Question

An airport is situated in a place where poor visibility (less than $$800$$ m) can be expected $$25\%$$ of the time. A pilot flies into the airport on ten different occasions. What is the probability that he encounters poor visibility exactly four times?

Answer

**step1** Understanding the probabilities of individual events

The problem states that poor visibility (less than 800 m) can be expected 25% of the time.
This means:
* The probability of encountering poor visibility on any one flight is 25%.
As a fraction, 25% can be written as $$\frac{25}{100}$$, which simplifies to $$\frac{1}{4}$$.
* If the probability of poor visibility is $$\frac{1}{4}$$, then the probability of encountering good visibility (not poor visibility) is the remaining part.
This is 100% - 25% = 75%.
As a fraction, 75% can be written as $$\frac{75}{100}$$, which simplifies to $$\frac{3}{4}$$.

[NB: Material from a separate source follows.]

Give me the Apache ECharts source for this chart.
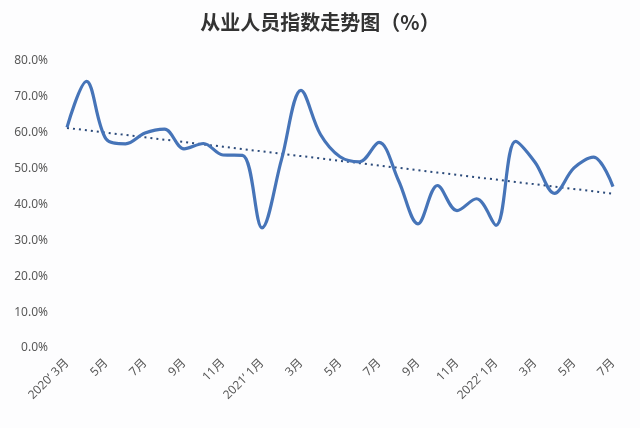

**step2** Calculating the probability of one specific sequence of events

The pilot flies into the airport on ten different occasions. We want to find the probability that he encounters poor visibility exactly four times. This means that out of the ten flights, four flights had poor visibility, and the remaining six flights had good visibility.
Let's consider one specific way this could happen. For example, the first four flights have poor visibility, and the next six flights have good visibility. We can represent this as: P P P P G G G G G G (where P stands for poor visibility and G stands for good visibility).
To find the probability of this specific sequence, we multiply the probabilities of each individual event, since each flight is independent:
Probability of P = $$\frac{1}{4}$$
Probability of G = $$\frac{3}{4}$$
So, the probability of the sequence P P P P G G G G G G is:
$$ \left(\frac{1}{4} \times \frac{1}{4} \times \frac{1}{4} \times \frac{1}{4}\right) \times \left(\frac{3}{4} \times \frac{3}{4} \times \frac{3}{4} \times \frac{3}{4} \times \frac{3}{4} \times \frac{3}{4}\right) $$
First, calculate the probability of four poor visibility events:
$$ \frac{1}{4} \times \frac{1}{4} \times \frac{1}{4} \times \frac{1}{4} = \frac{1 \times 1 \times 1 \times 1}{4 \times 4 \times 4 \times 4} = \frac{1}{256} $$
Next, calculate the probability of six good visibility events:
$$ \frac{3}{4} \times \frac{3}{4} \times \frac{3}{4} \times \frac{3}{4} \times \frac{3}{4} \times \frac{3}{4} = \frac{3 \times 3 \times 3 \times 3 \times 3 \times 3}{4 \times 4 \times 4 \times 4 \times 4 \times 4} = \frac{729}{4096} $$
Now, multiply these two probabilities together to get the probability of this one specific sequence:
$$ \frac{1}{256} \times \frac{729}{4096} = \frac{1 \times 729}{256 \times 4096} = \frac{729}{1048576} $$

**step3** Determining the number of ways to have exactly four poor visibility encounters

The specific sequence P P P P G G G G G G is just one way for the pilot to encounter poor visibility exactly four times. The four poor visibility encounters could happen on any combination of four days out of the ten. For example, it could be P G P G P G P G G G, or G G G G G G P P P P, and so on. Each distinct arrangement of four 'P's and six 'G's has the same probability, which we calculated in the previous step.
To find the total probability, we need to know how many different ways there are to choose exactly four flights out of ten to have poor visibility. This is a counting problem.
To find the number of ways to choose 4 specific flights out of 10 total flights for poor visibility, we can calculate it as:
$$ \frac{10 \times 9 \times 8 \times 7}{4 \times 3 \times 2 \times 1} $$
$$ = \frac{5040}{24} $$
$$ = 210 $$
So, there are 210 unique ways these events can occur.

**step4** Calculating the total probability

Since each of the 210 different ways of having exactly four poor visibility encounters has the same probability of $$\frac{729}{1048576}$$, we multiply this probability by the number of ways.
Total Probability = (Number of ways) $$\times$$ (Probability of one specific way)
Total Probability = $$ 210 \times \frac{729}{1048576} $$
To perform the multiplication:
$$ 210 \times 729 = 153090 $$
So, the total probability is:
$$ \frac{153090}{1048576} $$

**step5** Simplifying the fraction

The fraction $$\frac{153090}{1048576}$$ can be simplified. Both the numerator and the denominator are even numbers, so we can divide them by 2:
$$ \frac{153090 \div 2}{1048576 \div 2} = \frac{76545}{524288} $$
This fraction is in its simplest form, as the numerator (76545) has prime factors of 3, 5, and 7, while the denominator (524288) has only 2 as a prime factor.
Thus, the probability that the pilot encounters poor visibility exactly four times is $$\frac{76545}{524288}$$.